In the past five years, the world has become increasingly concerned with the environment. According to a study published by Glocalities, the global percentage of people “worried about the damage that humans cause to the planet” rose from 71% in 2014 to 77% in 2019 — a 6 percent increase. Despite this increase in global environmental concern, however, the United States still lags almost 10% behind.
Only 68% of Americans show concern for human-created environmental damage. So why do Americans have more environmental apathy than the rest of the world?
Environmental concern is on the rise everywhere
Although fewer Americans care about environmental damage than the rest of the world, it’s important to note that both populations are showing an upward trend. Since 2014, about 7% more Americans show concern for the environment. This rise in concern among Americans parallels the global rise.
This is good news. Maybe now the world will focus more on its environmental footprint. And with eco-consciousness gaining traction at the global level, the world may be able to unite on this front.
Indeed, the rise in environmental concern seems to transcend typical social boundaries. The trend appears in economies both big and small, advanced and upcoming. It spans across age, gender, education levels, and political ideology. It seems to be a war not on culture but on “greed, ignorance and reckless exploitation” according to the trend report. This rise in momentum is an opportunity to unite against the damages we inflict on our environment.
U.S. politics may explain environmental apathy
Although on average American voters worry less about environmental damage than the rest of the world, American Democrats actually care more than the global average.
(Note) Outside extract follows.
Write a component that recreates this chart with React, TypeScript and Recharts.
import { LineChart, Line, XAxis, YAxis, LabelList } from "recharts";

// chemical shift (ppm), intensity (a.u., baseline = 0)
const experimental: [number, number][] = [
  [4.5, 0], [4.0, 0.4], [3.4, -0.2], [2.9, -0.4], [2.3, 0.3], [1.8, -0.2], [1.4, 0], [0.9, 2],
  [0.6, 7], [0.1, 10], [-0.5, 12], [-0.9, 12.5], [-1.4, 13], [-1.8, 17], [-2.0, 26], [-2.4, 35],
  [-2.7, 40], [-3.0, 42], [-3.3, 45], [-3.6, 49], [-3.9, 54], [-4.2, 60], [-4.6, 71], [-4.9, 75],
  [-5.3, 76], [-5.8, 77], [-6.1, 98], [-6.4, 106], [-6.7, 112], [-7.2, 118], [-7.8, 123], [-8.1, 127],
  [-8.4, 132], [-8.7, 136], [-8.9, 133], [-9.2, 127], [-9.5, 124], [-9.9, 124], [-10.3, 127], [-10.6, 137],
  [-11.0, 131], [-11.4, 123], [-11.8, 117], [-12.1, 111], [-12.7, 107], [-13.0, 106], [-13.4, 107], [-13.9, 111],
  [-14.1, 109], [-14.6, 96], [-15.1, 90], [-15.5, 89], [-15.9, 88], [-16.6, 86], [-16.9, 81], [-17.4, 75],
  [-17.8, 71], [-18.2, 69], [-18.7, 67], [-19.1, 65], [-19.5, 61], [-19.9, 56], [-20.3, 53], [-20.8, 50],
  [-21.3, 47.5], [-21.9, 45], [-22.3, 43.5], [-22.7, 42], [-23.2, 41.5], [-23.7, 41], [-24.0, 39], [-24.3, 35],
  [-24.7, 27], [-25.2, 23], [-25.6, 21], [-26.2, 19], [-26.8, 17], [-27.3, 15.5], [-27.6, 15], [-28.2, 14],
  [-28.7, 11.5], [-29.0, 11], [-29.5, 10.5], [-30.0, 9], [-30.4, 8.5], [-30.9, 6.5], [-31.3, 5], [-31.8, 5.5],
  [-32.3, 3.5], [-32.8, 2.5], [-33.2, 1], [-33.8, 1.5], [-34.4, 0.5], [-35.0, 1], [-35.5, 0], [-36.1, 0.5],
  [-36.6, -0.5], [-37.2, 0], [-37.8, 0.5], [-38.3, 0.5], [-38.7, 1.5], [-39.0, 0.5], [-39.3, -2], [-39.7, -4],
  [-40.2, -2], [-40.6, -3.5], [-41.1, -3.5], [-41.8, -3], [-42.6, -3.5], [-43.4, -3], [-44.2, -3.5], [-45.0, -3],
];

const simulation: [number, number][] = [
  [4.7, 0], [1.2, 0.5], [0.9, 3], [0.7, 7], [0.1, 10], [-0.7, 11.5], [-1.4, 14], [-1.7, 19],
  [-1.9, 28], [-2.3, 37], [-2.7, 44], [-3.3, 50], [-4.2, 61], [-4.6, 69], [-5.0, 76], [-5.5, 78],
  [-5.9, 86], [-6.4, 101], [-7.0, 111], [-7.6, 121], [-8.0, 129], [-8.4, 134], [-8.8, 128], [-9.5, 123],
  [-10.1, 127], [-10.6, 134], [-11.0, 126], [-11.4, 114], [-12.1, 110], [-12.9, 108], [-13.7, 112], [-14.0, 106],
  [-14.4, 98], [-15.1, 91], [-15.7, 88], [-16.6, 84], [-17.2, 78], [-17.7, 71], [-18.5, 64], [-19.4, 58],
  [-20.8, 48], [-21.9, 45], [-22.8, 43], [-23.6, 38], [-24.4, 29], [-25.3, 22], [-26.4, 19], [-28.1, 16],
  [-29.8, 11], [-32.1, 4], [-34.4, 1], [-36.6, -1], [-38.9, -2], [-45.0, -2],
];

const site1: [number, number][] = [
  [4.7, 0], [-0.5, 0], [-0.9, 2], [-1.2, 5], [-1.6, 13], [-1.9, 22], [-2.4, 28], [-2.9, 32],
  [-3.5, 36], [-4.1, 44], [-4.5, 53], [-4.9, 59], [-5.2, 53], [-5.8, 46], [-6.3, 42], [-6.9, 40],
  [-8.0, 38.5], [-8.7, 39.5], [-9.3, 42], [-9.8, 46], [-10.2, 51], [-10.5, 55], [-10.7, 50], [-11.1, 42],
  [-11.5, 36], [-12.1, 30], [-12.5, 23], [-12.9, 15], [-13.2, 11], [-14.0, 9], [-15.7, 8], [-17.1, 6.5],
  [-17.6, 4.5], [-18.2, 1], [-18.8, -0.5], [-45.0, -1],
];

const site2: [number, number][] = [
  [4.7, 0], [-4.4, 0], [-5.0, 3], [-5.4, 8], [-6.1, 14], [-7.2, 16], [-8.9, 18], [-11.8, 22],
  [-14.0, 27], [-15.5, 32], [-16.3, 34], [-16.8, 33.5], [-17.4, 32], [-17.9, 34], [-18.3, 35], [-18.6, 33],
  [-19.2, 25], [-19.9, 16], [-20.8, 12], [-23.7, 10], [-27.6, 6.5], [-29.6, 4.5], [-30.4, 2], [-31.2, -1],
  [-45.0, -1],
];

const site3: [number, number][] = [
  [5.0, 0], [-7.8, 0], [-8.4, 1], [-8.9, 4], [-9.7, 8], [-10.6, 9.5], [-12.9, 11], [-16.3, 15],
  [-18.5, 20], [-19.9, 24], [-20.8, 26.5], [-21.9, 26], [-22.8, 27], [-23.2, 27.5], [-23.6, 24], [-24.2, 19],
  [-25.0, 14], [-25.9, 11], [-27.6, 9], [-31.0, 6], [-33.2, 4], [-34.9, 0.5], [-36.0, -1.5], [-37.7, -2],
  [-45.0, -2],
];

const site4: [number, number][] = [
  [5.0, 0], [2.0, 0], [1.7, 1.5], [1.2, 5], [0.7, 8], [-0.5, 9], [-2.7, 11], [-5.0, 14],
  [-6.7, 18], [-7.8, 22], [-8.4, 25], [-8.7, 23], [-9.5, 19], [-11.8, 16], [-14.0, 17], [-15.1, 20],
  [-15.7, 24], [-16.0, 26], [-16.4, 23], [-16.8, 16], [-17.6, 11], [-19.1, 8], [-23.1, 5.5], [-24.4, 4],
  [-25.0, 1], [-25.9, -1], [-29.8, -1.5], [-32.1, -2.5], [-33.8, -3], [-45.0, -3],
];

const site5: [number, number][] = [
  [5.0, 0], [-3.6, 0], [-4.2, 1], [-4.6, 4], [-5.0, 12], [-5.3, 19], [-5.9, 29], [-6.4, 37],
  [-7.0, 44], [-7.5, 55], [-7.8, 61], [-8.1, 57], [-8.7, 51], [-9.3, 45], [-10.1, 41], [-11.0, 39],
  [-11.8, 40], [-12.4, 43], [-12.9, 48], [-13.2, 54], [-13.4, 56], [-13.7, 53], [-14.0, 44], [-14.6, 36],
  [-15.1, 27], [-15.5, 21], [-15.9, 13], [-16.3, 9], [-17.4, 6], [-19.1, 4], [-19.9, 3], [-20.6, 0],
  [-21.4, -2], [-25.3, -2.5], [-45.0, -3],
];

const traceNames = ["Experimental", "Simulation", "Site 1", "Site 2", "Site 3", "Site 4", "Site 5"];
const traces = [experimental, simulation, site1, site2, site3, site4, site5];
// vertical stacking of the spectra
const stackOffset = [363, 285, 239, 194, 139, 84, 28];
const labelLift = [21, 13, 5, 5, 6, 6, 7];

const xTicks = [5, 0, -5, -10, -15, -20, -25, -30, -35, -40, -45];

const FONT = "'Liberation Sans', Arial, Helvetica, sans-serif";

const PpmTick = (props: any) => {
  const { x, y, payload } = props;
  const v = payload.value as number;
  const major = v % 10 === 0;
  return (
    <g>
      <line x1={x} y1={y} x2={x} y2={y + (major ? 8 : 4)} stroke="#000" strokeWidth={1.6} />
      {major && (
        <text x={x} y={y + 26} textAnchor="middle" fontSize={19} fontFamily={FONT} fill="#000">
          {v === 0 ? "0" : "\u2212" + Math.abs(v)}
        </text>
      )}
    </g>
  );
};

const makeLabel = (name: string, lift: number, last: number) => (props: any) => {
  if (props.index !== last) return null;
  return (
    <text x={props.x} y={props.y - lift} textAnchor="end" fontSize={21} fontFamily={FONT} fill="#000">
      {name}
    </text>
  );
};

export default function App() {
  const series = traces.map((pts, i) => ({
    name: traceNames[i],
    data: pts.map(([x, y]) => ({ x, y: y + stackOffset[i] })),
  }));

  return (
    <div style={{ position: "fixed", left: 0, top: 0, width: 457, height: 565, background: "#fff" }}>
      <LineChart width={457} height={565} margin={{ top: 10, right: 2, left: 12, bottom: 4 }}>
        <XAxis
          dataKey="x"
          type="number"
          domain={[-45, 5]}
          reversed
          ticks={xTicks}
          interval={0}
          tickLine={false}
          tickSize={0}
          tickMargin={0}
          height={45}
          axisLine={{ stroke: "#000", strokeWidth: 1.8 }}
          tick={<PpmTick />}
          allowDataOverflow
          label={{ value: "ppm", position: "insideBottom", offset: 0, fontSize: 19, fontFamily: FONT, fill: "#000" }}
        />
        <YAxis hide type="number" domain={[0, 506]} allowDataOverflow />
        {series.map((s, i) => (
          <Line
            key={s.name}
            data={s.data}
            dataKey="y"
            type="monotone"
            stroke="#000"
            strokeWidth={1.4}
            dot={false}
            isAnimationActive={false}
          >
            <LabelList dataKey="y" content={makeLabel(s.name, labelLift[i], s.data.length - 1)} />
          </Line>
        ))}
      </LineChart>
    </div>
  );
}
This year, a whopping 83% of Democrats expressed environmental concern. This is 6% more than the global average.
But there’s a steep division drawn on U.S. party lines. Where 83% of Democrats demonstrate environmental concern, only roughly 58% of Republicans share the sentiment. So why does the percentage drop a whole 25%?
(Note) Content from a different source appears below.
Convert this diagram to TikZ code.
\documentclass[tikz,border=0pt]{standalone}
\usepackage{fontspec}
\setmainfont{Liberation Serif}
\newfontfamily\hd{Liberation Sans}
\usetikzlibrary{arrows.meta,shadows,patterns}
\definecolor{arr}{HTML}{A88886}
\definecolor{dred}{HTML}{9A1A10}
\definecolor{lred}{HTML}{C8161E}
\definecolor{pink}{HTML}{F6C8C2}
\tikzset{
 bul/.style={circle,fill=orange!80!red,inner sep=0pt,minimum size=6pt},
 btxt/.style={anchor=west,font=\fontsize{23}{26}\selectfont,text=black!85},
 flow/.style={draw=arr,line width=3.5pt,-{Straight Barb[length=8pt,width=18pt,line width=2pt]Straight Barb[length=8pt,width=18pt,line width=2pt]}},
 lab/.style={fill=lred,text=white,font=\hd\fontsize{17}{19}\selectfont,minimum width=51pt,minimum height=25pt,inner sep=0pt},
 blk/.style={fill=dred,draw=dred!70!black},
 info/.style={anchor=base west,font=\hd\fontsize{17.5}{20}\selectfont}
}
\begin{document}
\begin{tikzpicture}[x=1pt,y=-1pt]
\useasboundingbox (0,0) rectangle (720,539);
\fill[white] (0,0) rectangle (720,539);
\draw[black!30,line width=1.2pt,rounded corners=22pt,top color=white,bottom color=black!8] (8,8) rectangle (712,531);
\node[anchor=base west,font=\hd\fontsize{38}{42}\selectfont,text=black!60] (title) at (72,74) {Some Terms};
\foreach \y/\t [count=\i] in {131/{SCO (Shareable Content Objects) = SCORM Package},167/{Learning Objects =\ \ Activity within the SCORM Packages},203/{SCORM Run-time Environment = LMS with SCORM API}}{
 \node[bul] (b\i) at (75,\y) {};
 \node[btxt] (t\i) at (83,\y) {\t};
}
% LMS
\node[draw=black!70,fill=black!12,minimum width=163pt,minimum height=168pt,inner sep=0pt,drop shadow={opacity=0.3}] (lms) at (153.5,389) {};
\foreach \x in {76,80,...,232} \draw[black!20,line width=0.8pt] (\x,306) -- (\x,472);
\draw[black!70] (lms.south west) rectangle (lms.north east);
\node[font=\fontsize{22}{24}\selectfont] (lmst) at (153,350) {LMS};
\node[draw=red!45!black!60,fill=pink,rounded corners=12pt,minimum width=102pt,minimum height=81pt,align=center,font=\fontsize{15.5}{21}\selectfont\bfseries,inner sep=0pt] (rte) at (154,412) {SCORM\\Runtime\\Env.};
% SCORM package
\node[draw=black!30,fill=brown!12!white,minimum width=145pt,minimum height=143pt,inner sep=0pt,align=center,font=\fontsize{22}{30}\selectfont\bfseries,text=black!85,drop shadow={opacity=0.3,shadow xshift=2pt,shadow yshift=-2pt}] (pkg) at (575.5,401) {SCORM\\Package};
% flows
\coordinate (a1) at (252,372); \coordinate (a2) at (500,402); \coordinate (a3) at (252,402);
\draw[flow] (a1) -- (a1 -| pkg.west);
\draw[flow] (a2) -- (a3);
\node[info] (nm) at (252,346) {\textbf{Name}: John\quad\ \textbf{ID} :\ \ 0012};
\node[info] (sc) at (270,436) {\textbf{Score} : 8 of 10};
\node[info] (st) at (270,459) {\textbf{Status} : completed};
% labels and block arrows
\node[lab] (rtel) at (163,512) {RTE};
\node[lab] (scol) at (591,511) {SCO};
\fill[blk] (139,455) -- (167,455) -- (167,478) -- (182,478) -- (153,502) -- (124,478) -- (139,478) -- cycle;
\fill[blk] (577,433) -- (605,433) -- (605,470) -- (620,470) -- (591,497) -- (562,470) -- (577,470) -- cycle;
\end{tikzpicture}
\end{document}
In short, we’re not too sure. The news we consume, our socio-economic statuses, and educations may all play a role. Another factor could be the divide between urban and rural communities — the effects of climate change are most exacerbated in cities.
But one thing is certain. Although Republicans and Democrats are strongly divided on the environment, the younger generation has shown far more concern across the political spectrum.
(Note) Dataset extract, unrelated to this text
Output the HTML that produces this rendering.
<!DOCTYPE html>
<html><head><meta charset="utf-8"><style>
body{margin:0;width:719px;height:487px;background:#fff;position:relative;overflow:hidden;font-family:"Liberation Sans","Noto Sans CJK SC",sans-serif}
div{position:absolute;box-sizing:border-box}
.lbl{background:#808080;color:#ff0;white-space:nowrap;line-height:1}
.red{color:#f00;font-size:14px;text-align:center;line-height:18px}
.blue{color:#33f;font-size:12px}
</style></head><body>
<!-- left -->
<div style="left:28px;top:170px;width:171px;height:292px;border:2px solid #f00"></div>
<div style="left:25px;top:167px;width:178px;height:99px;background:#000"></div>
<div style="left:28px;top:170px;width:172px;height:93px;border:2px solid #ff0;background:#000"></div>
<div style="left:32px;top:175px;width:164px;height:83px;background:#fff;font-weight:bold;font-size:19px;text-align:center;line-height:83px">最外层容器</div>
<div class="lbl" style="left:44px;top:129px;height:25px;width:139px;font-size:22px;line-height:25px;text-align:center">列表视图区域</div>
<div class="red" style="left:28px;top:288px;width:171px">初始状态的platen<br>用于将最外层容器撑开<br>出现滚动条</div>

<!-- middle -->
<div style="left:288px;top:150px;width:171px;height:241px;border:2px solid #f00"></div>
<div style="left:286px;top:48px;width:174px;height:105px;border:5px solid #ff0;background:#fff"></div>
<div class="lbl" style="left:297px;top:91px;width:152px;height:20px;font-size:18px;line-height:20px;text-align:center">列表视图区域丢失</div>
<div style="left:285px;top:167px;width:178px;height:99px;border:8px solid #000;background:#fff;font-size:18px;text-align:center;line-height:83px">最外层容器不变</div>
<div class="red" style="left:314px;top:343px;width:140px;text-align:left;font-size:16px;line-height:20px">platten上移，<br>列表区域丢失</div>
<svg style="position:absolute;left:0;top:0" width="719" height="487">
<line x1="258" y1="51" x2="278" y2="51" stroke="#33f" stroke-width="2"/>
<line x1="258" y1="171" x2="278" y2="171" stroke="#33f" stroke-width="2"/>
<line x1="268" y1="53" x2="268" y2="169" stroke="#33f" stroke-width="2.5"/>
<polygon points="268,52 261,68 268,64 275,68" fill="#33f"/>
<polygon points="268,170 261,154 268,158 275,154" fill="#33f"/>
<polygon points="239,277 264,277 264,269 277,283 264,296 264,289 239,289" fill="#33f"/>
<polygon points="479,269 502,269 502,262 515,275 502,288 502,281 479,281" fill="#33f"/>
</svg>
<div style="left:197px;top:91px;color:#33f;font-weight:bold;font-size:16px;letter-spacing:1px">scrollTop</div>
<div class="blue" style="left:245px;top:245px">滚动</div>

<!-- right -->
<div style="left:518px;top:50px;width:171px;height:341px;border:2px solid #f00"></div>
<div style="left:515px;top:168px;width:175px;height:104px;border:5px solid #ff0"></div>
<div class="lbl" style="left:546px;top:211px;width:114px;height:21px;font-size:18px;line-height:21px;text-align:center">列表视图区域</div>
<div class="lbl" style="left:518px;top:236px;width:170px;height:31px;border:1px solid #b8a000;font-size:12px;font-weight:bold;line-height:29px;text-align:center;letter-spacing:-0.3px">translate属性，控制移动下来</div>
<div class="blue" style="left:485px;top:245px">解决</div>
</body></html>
In fact, young Republicans have shown the highest increase in environmental concern. 67% of Republicans aged 18 to 34 said they are worried about environmental damage. That’s nearly equal to the national average. It very well may be that age is as large of a factor as politics in determining eco-consciousness.
So with environmental concern among America’s youth on the rise, the U.S. may soon catch up with the rest of the world. When it does, it will have a lot of work to do.